| Sorry, I edited it to indicate that those were things that may or may not constitute an NN violation. >all of those are things that are prevented by the presence of net neutrality. How is 2)? If you're penalized by total usage [A], irrespective of source or type, that seems pretty neutral. Whether it's a good policy in general is debatable, of course. (That's another problem with the debate: that "NN violation" is casually equated with "imprudent policy". If an ISP throttles everyone to 1 KB/s, then, yeah, that's a jerk move, but it's definitely content- and source-neutral.) >If ISPs could prefer some traffic over others, they could let do any of the things that you suggest, enabling censorship. That doesn't follow. Let's say they lay down some new expensive pipe for some link in their network, on top of what they already have, and then allow anyone to pay for access to the faster pipe. Data continues to get through at the pre-existing speed if you don't pay. How is anyone being censored?

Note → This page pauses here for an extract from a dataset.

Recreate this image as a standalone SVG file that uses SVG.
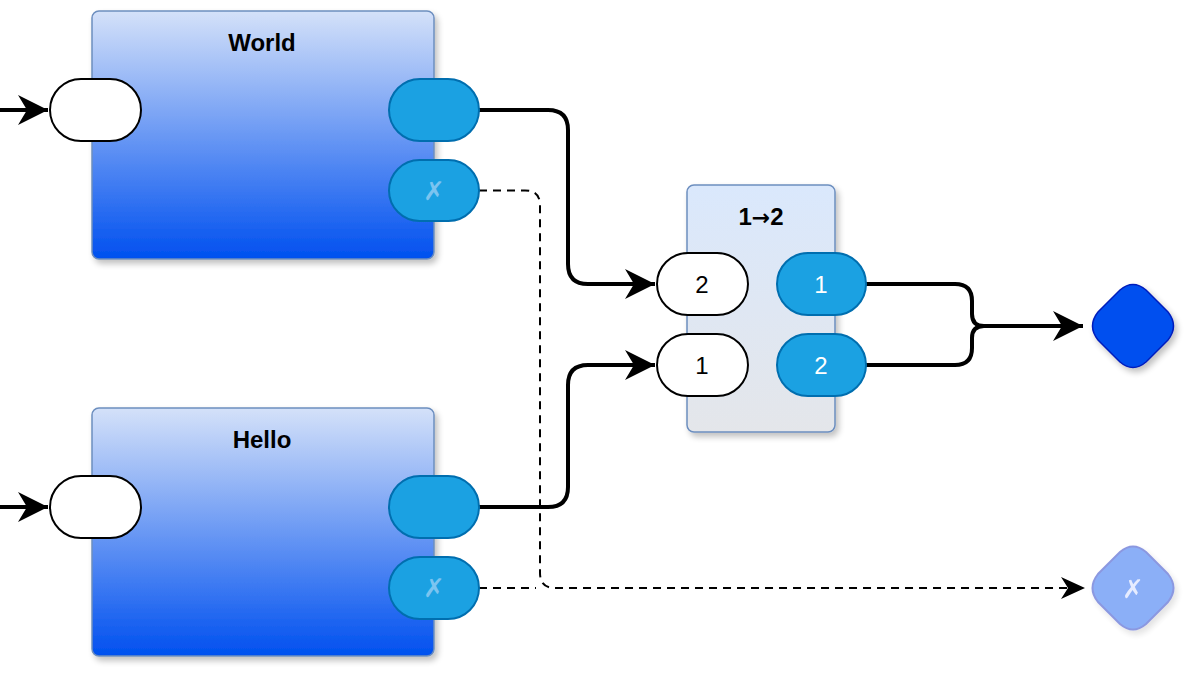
<svg xmlns="http://www.w3.org/2000/svg" width="1200" height="675" viewBox="0 0 1200 675">
<defs>
  <linearGradient id="gBlue" x1="0" y1="0" x2="0" y2="1">
    <stop offset="0" stop-color="#d4e1f9"/>
    <stop offset="1" stop-color="#0050ef"/>
  </linearGradient>
  <linearGradient id="gMid" x1="0" y1="0" x2="0" y2="1">
    <stop offset="0" stop-color="#dae8fc"/>
    <stop offset="1" stop-color="#e4e6ea"/>
  </linearGradient>
  <filter id="sh" x="-20%" y="-20%" width="140%" height="140%">
    <feGaussianBlur in="SourceAlpha" stdDeviation="3"/>
    <feOffset dx="3" dy="4"/>
    <feComponentTransfer><feFuncA type="linear" slope="0.25"/></feComponentTransfer>
    <feMerge><feMergeNode/><feMergeNode in="SourceGraphic"/></feMerge>
  </filter>
  <marker id="arr" viewBox="0 0 24 22" refX="24" refY="11" markerWidth="24" markerHeight="22" markerUnits="userSpaceOnUse" orient="auto">
    <path d="M0,0 L24,11 L0,22 L7,11 Z" fill="#000"/>
  </marker>
  <marker id="arrBig" viewBox="0 0 30 30" refX="30" refY="15" markerWidth="30" markerHeight="30" markerUnits="userSpaceOnUse" orient="auto">
    <path d="M0,0 L30,15 L0,30 L9,15 Z" fill="#000"/>
  </marker>
</defs>
<style>
  .box { stroke: #6c8ebf; stroke-width: 1.5; }
  .title { font-family: "Liberation Sans", Arial, sans-serif; font-weight: bold; font-size: 24px; text-anchor: middle; fill: #000; }
  .inPill { fill: #fff; stroke: #000; stroke-width: 2; }
  .outPill { fill: #1ba1e2; stroke: #006eaf; stroke-width: 2; }
  .lbl { font-family: "Liberation Sans", Arial, sans-serif; font-size: 24px; text-anchor: middle; dominant-baseline: central; }
  .x { font-family: "DejaVu Sans", sans-serif; font-size: 26px; text-anchor: middle; dominant-baseline: central; fill: #7cc4f0; font-style: italic; }
  .solid { fill: none; stroke: #000; stroke-width: 4; }
  .dash { fill: none; stroke: #000; stroke-width: 2; stroke-dasharray: 8 6; }
</style>

<g id="connectors">
  <path class="solid" d="M0,110 L48,110" marker-end="url(#arrBig)"/>
  <path class="solid" d="M0,507 L48,507" marker-end="url(#arrBig)"/>
  <path class="solid" d="M479,110 L548,110 Q568,110 568,130 L568,264 Q568,284 588,284 L655,284" marker-end="url(#arrBig)"/>
  <path class="solid" d="M479,507 L548,507 Q568,507 568,487 L568,385 Q568,365 588,365 L655,365" marker-end="url(#arrBig)"/>
  <path class="dash" d="M479,190.5 L525,190.5 Q540,190.5 540,205 L540,573 Q540,588 555,588 L1085,588" marker-end="url(#arr)"/>
  <path class="dash" d="M479,588 L536,588"/>
  <path class="solid" d="M866,284 L955,284 Q972,284 972,301 L972,314 Q972,326 984,326 L1083,326" marker-end="url(#arrBig)"/>
  <path class="solid" d="M866,365 L955,365 Q972,365 972,348 L972,338 Q972,326 984,326"/>
</g>

<g id="world">
  <rect class="box" x="92" y="11" width="342" height="248" rx="7" fill="url(#gBlue)" filter="url(#sh)"/>
  <text class="title" x="262" y="51">World</text>
  <rect class="inPill" x="50" y="79" width="91" height="62" rx="31"/>
  <rect class="outPill" x="389" y="79" width="90" height="62" rx="31"/>
  <rect class="outPill" x="389" y="160" width="90" height="61" rx="30.5"/>
  <text class="x" x="434" y="191">✗</text>
</g>

<g id="hello">
  <rect class="box" x="92" y="408" width="342" height="248" rx="7" fill="url(#gBlue)" filter="url(#sh)"/>
  <text class="title" x="262" y="448">Hello</text>
  <rect class="inPill" x="50" y="476" width="91" height="62" rx="31"/>
  <rect class="outPill" x="389" y="476" width="90" height="62" rx="31"/>
  <rect class="outPill" x="389" y="557" width="90" height="62" rx="31"/>
  <text class="x" x="434" y="588">✗</text>
</g>

<g id="swap">
  <rect class="box" x="687" y="185" width="148" height="247" rx="7" fill="url(#gMid)" filter="url(#sh)"/>
  <text class="title" x="761" y="225">1<tspan font-family="DejaVu Sans, sans-serif" font-size="22">→</tspan>2</text>
  <rect class="inPill" x="657" y="253" width="91" height="62" rx="31"/>
  <text class="lbl" x="702" y="284" fill="#000">2</text>
  <rect class="inPill" x="657" y="334" width="91" height="62" rx="31"/>
  <text class="lbl" x="702" y="365" fill="#000">1</text>
  <rect class="outPill" x="777" y="253" width="89" height="62" rx="31"/>
  <text class="lbl" x="821" y="284" fill="#fff">1</text>
  <rect class="outPill" x="777" y="334" width="89" height="62" rx="31"/>
  <text class="lbl" x="821" y="365" fill="#fff">2</text>
</g>

<g id="out-ok">
  <path d="M1120,290 Q1133,279 1146,290 L1168,312 Q1179,326 1168,340 L1146,362 Q1133,373 1120,362 L1098,340 Q1087,326 1098,312 Z" fill="#0050ef" stroke="#001dbc" stroke-width="1.5" filter="url(#sh)"/>
</g>

<g id="out-err" opacity="0.45">
  <path d="M1120,552 Q1133,541 1146,552 L1168,574 Q1179,588 1168,602 L1146,624 Q1133,635 1120,624 L1098,602 Q1087,588 1098,574 Z" fill="#0050ef" stroke="#001dbc" stroke-width="2" filter="url(#sh)"/>
  <text class="x" x="1133" y="589" style="fill:#c8d6ff">✗</text>
</g>
</svg>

ANd if you find that objectionable, how is that any worse than toll roads or even e.g. convenience stores, where you pay more in order to have a shorter checkout time. [A] In this context, I have in mind something like "charging more for users who download more than X bytes, weighted by time of usage" or "slightly reallocating the pipe in favor of lighter users at times of peak usage". |
> 1) Throttling sites the ISP doesn't like
Is the definition of censorship. ISPs could just choose to not let anybody access their competitors' websites, for example.
You're correct that data caps don't fall under this, however.